What is required = Without the pictures, copy the entries below word for word.

Figure scripts:
◇ ◇ ◇
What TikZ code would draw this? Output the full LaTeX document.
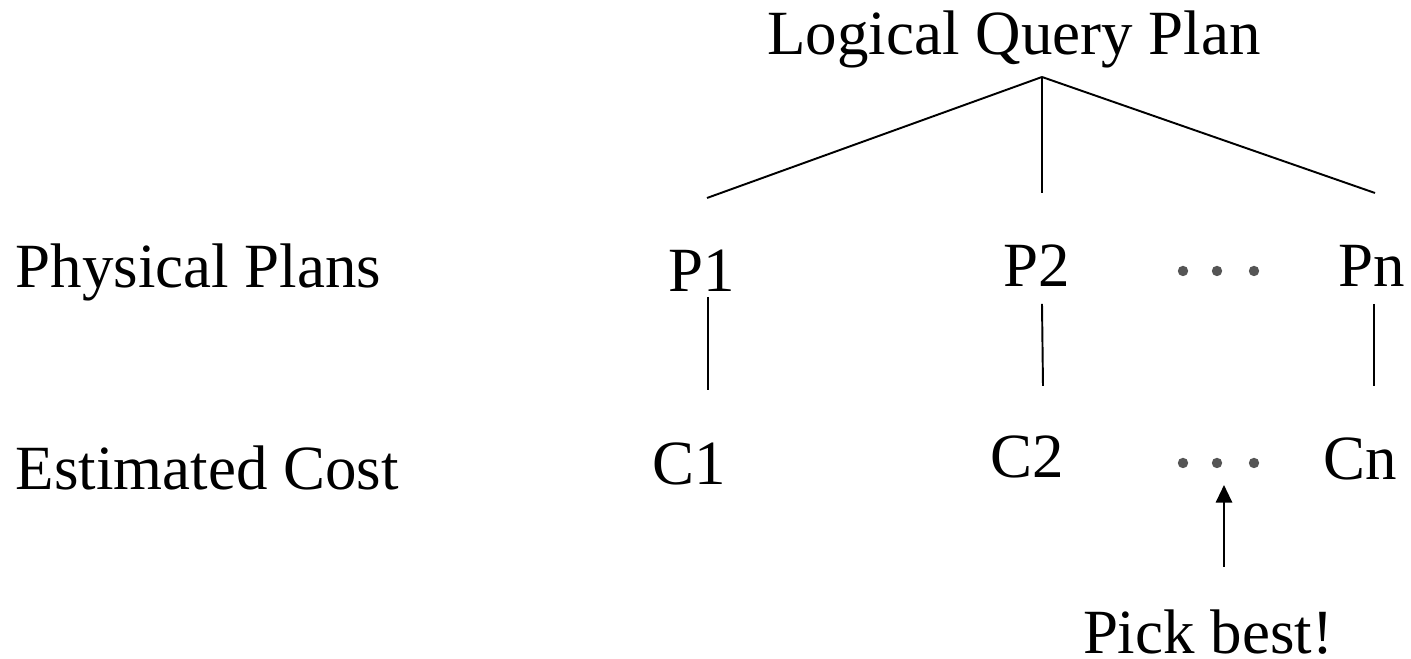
\documentclass[tikz,border=0pt]{standalone}
\usepackage{fontspec}
\setmainfont{Liberation Serif}
\usetikzlibrary{arrows.meta,positioning}

\begin{document}
\begin{tikzpicture}[x=0.01cm, y=-0.01cm]
  % Colores
  \definecolor{dotgray}{RGB}{85, 85, 85}

  % Marco (proporciones de la imagen)
  \useasboundingbox (0,0) rectangle (1411,659);

  % --- Estilos ---
  \tikzset{
    plantext/.style={inner sep=0pt, anchor=base, font=\fontsize{17.9}{20}\selectfont},
    rowlabel/.style={plantext, anchor=base west},
    treeline/.style={line width=0.55pt},
    pickarrow/.style={line width=0.65pt, -{Triangle[length=5pt, width=4.6pt]}}
  }

  % --- Textos ---
  \node[plantext] (lqp) at (1014,55) {Logical Query Plan};
  \node[rowlabel] (phys) at (15,288) {Physical Plans};
  \node[rowlabel] (cost) at (15,490) {Estimated Cost};

  \node[plantext] (p1) at (702,292) {P1};
  \node[plantext] (p2) at (1037,287) {P2};
  \node[plantext] (pn) at (1372,287) {Pn};

  \node[plantext] (c1) at (689,485) {C1};
  \node[plantext] (c2) at (1027,478) {C2};
  \node[plantext] (cn) at (1360,480) {Cn};

  \node[plantext] (pick) at (1208,654) {Pick best!};

  % --- Puntos suspensivos (gris) ---
  \foreach \x in {1183,1217,1254} {
    \fill[dotgray] (\x,271) circle (5.2);
    \fill[dotgray] (\x,463) circle (5.2);
  }

  % --- Extremos de las líneas ---
  \coordinate (apex) at (1042,77);
  \coordinate (p1top) at (707,198);
  \coordinate (p2top) at (1042,193);
  \coordinate (pntop) at (1375,193);
  \coordinate (p1low) at (708,297);
  \coordinate (c1top) at (708,390);
  \coordinate (p2low) at (1042,304);
  \coordinate (c2top) at (1043,386);
  \coordinate (pnlow) at (1374,304);
  \coordinate (cntop) at (1374,386);
  \coordinate (tail) at (1224,567);
  \coordinate (tip) at (1224,485);

  % --- Líneas ---
  \draw[treeline] (apex) -- (p1top);
  \draw[treeline] (apex) -- (p2top);
  \draw[treeline] (apex) -- (pntop);
  \draw[treeline] (p1low) -- (c1top);
  \draw[treeline] (p2low) -- (c2top);
  \draw[treeline] (pnlow) -- (cntop);

  % Flecha hacia el mejor
  \draw[pickarrow] (tail) -- (tip);

\end{tikzpicture}
\end{document}
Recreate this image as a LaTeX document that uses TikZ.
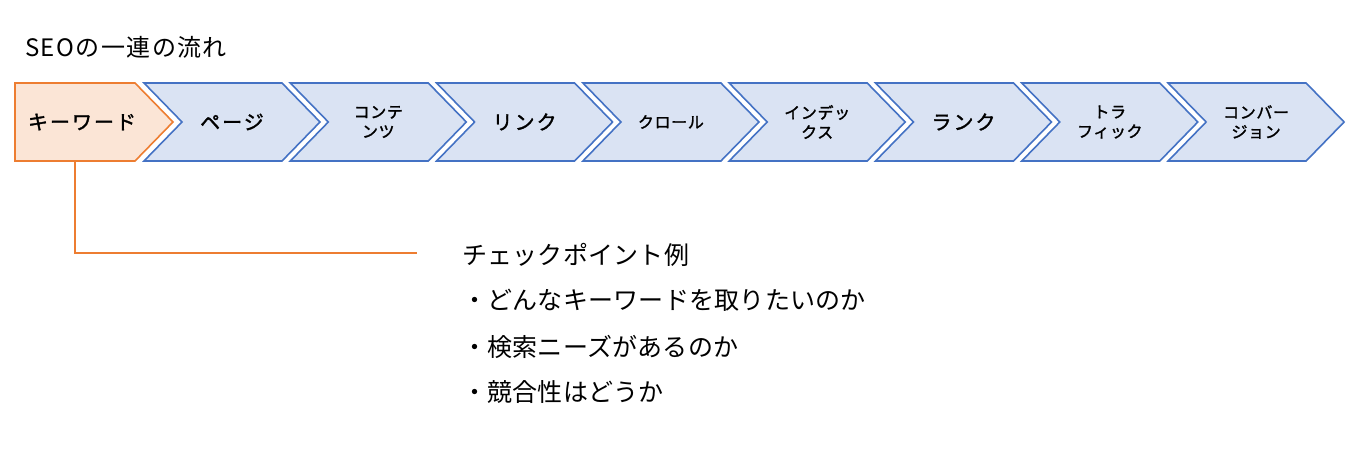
\documentclass[tikz,border=0pt]{standalone}
\usepackage{fontspec}
\setmainfont{Noto Sans CJK JP}
\begin{document}
\begin{tikzpicture}[x=1pt,y=-1pt]
\definecolor{orstroke}{HTML}{ED7D31}
\definecolor{orfill}{HTML}{FBE5D6}
\definecolor{blstroke}{HTML}{4472C4}
\definecolor{blfill}{HTML}{DAE3F3}
\tikzset{
  bluebox/.style={draw=blstroke,fill=blfill,line width=1.6pt,line join=miter},
  orbox/.style={draw=orstroke,fill=orfill,line width=1.6pt,line join=miter},
  chev/.pic={\path[bluebox] (0,0) -- (138,0) -- (176,39) -- (138,78) -- (0,78) -- (38,39) -- cycle;},
  biglabel/.style={inner sep=0pt,align=center,font=\addfontfeatures{FakeBold=1.6,LetterSpace=10}\fontsize{20}{24}\selectfont},
  smalllabel/.style={inner sep=0pt,align=center,font=\addfontfeatures{FakeBold=1.6,LetterSpace=4}\fontsize{16}{19.5}\selectfont},
  plain/.style={inner sep=0pt,anchor=west,font=\addfontfeatures{LetterSpace=1}\fontsize{25}{28}\selectfont},
  link/.style={draw=orstroke,line width=1.6pt}
}
\useasboundingbox[fill=white] (0,0) rectangle (1358,460);
\node[inner sep=0pt,anchor=west,font=\addfontfeatures{LetterSpace=6}\fontsize{24}{26}\selectfont] (title) at (25,47) {SEOの一連の流れ};
% keyword pentagon
\path[orbox] (15,83) -- (135,83) -- (173,122) -- (135,161) -- (15,161) -- cycle;
\foreach \i in {0,...,7} {
  \pic at ({144+\i*146.3},83) {chev};
}
\node[biglabel] (k1) at (82,122) {キーワード};
\node[biglabel] (k2) at ({144+0*146.3+88},122) {ページ};
\node[smalllabel] (k3) at ({144+1*146.3+88},122) {コンテ\\ンツ};
\node[biglabel] (k4) at ({144+2*146.3+88},122) {リンク};
\node[smalllabel] (k5) at ({144+3*146.3+88},122) {クロール};
\node[smalllabel] (k6) at ({144+4*146.3+88},122) {インデッ\\クス};
\node[biglabel] (k7) at ({144+5*146.3+88},122) {ランク};
\node[smalllabel] (k8) at ({144+6*146.3+88},122) {トラ\\フィック};
\node[smalllabel] (k9) at ({144+7*146.3+88},122) {コンバー\\ジョン};
% checkpoint text
\node[plain] (c0) at (462,255) {チェックポイント例};
\node[plain] (c1) at (462,300) {・どんなキーワードを取りたいのか};
\node[plain] (c2) at (462,347) {・検索ニーズがあるのか};
\node[plain] (c3) at (462,392) {・競合性はどうか};
\coordinate (kb) at (75,161);
\coordinate (lend) at (417,253);
\draw[link] (kb) |- (lend);
\end{tikzpicture}
\end{document}
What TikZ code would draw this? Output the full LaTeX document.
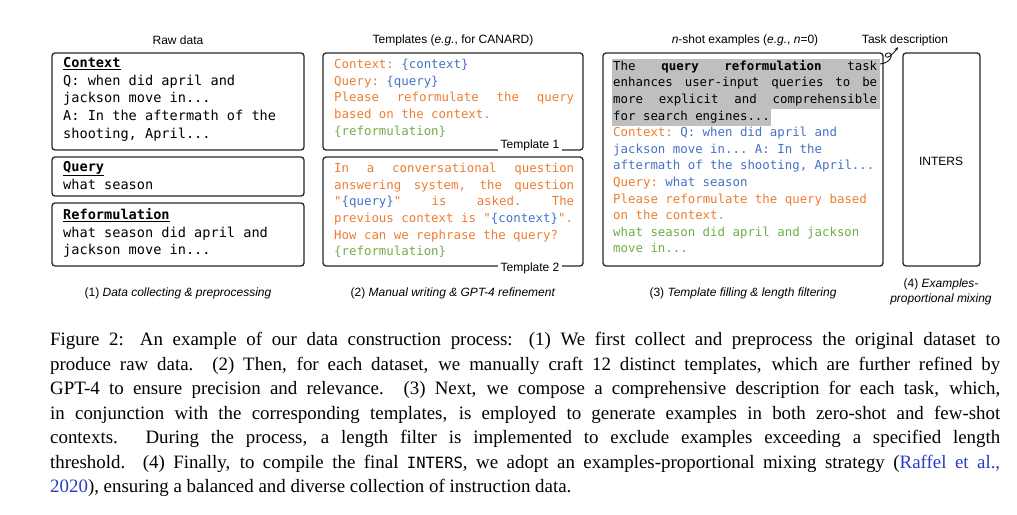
◇ ◇ ◇
Solution to the exercise =
What TikZ code would draw this? Output the full LaTeX document.
\documentclass[tikz,border=0pt]{standalone}
\usepackage{fontspec}
\setmainfont{Liberation Serif}
\usetikzlibrary{arrows.meta,positioning}

\begin{document}
\begin{tikzpicture}[x=0.01cm, y=-0.01cm]
  % Colores
  \definecolor{dotgray}{RGB}{85, 85, 85}

  % Marco (proporciones de la imagen)
  \useasboundingbox (0,0) rectangle (1411,659);

  % --- Estilos ---
  \tikzset{
    plantext/.style={inner sep=0pt, anchor=base, font=\fontsize{17.9}{20}\selectfont},
    rowlabel/.style={plantext, anchor=base west},
    treeline/.style={line width=0.55pt},
    pickarrow/.style={line width=0.65pt, -{Triangle[length=5pt, width=4.6pt]}}
  }

  % --- Textos ---
  \node[plantext] (lqp) at (1014,55) {Logical Query Plan};
  \node[rowlabel] (phys) at (15,288) {Physical Plans};
  \node[rowlabel] (cost) at (15,490) {Estimated Cost};

  \node[plantext] (p1) at (702,292) {P1};
  \node[plantext] (p2) at (1037,287) {P2};
  \node[plantext] (pn) at (1372,287) {Pn};

  \node[plantext] (c1) at (689,485) {C1};
  \node[plantext] (c2) at (1027,478) {C2};
  \node[plantext] (cn) at (1360,480) {Cn};

  \node[plantext] (pick) at (1208,654) {Pick best!};

  % --- Puntos suspensivos (gris) ---
  \foreach \x in {1183,1217,1254} {
    \fill[dotgray] (\x,271) circle (5.2);
    \fill[dotgray] (\x,463) circle (5.2);
  }

  % --- Extremos de las líneas ---
  \coordinate (apex) at (1042,77);
  \coordinate (p1top) at (707,198);
  \coordinate (p2top) at (1042,193);
  \coordinate (pntop) at (1375,193);
  \coordinate (p1low) at (708,297);
  \coordinate (c1top) at (708,390);
  \coordinate (p2low) at (1042,304);
  \coordinate (c2top) at (1043,386);
  \coordinate (pnlow) at (1374,304);
  \coordinate (cntop) at (1374,386);
  \coordinate (tail) at (1224,567);
  \coordinate (tip) at (1224,485);

  % --- Líneas ---
  \draw[treeline] (apex) -- (p1top);
  \draw[treeline] (apex) -- (p2top);
  \draw[treeline] (apex) -- (pntop);
  \draw[treeline] (p1low) -- (c1top);
  \draw[treeline] (p2low) -- (c2top);
  \draw[treeline] (pnlow) -- (cntop);

  % Flecha hacia el mejor
  \draw[pickarrow] (tail) -- (tip);

\end{tikzpicture}
\end{document}
Recreate this image as a LaTeX document that uses TikZ.
\documentclass[tikz,border=0pt]{standalone}
\usepackage{fontspec}
\setmainfont{Noto Sans CJK JP}
\begin{document}
\begin{tikzpicture}[x=1pt,y=-1pt]
\definecolor{orstroke}{HTML}{ED7D31}
\definecolor{orfill}{HTML}{FBE5D6}
\definecolor{blstroke}{HTML}{4472C4}
\definecolor{blfill}{HTML}{DAE3F3}
\tikzset{
  bluebox/.style={draw=blstroke,fill=blfill,line width=1.6pt,line join=miter},
  orbox/.style={draw=orstroke,fill=orfill,line width=1.6pt,line join=miter},
  chev/.pic={\path[bluebox] (0,0) -- (138,0) -- (176,39) -- (138,78) -- (0,78) -- (38,39) -- cycle;},
  biglabel/.style={inner sep=0pt,align=center,font=\addfontfeatures{FakeBold=1.6,LetterSpace=10}\fontsize{20}{24}\selectfont},
  smalllabel/.style={inner sep=0pt,align=center,font=\addfontfeatures{FakeBold=1.6,LetterSpace=4}\fontsize{16}{19.5}\selectfont},
  plain/.style={inner sep=0pt,anchor=west,font=\addfontfeatures{LetterSpace=1}\fontsize{25}{28}\selectfont},
  link/.style={draw=orstroke,line width=1.6pt}
}
\useasboundingbox[fill=white] (0,0) rectangle (1358,460);
\node[inner sep=0pt,anchor=west,font=\addfontfeatures{LetterSpace=6}\fontsize{24}{26}\selectfont] (title) at (25,47) {SEOの一連の流れ};
% keyword pentagon
\path[orbox] (15,83) -- (135,83) -- (173,122) -- (135,161) -- (15,161) -- cycle;
\foreach \i in {0,...,7} {
  \pic at ({144+\i*146.3},83) {chev};
}
\node[biglabel] (k1) at (82,122) {キーワード};
\node[biglabel] (k2) at ({144+0*146.3+88},122) {ページ};
\node[smalllabel] (k3) at ({144+1*146.3+88},122) {コンテ\\ンツ};
\node[biglabel] (k4) at ({144+2*146.3+88},122) {リンク};
\node[smalllabel] (k5) at ({144+3*146.3+88},122) {クロール};
\node[smalllabel] (k6) at ({144+4*146.3+88},122) {インデッ\\クス};
\node[biglabel] (k7) at ({144+5*146.3+88},122) {ランク};
\node[smalllabel] (k8) at ({144+6*146.3+88},122) {トラ\\フィック};
\node[smalllabel] (k9) at ({144+7*146.3+88},122) {コンバー\\ジョン};
% checkpoint text
\node[plain] (c0) at (462,255) {チェックポイント例};
\node[plain] (c1) at (462,300) {・どんなキーワードを取りたいのか};
\node[plain] (c2) at (462,347) {・検索ニーズがあるのか};
\node[plain] (c3) at (462,392) {・競合性はどうか};
\coordinate (kb) at (75,161);
\coordinate (lend) at (417,253);
\draw[link] (kb) |- (lend);
\end{tikzpicture}
\end{document}
What TikZ code would draw this? Output the full LaTeX document.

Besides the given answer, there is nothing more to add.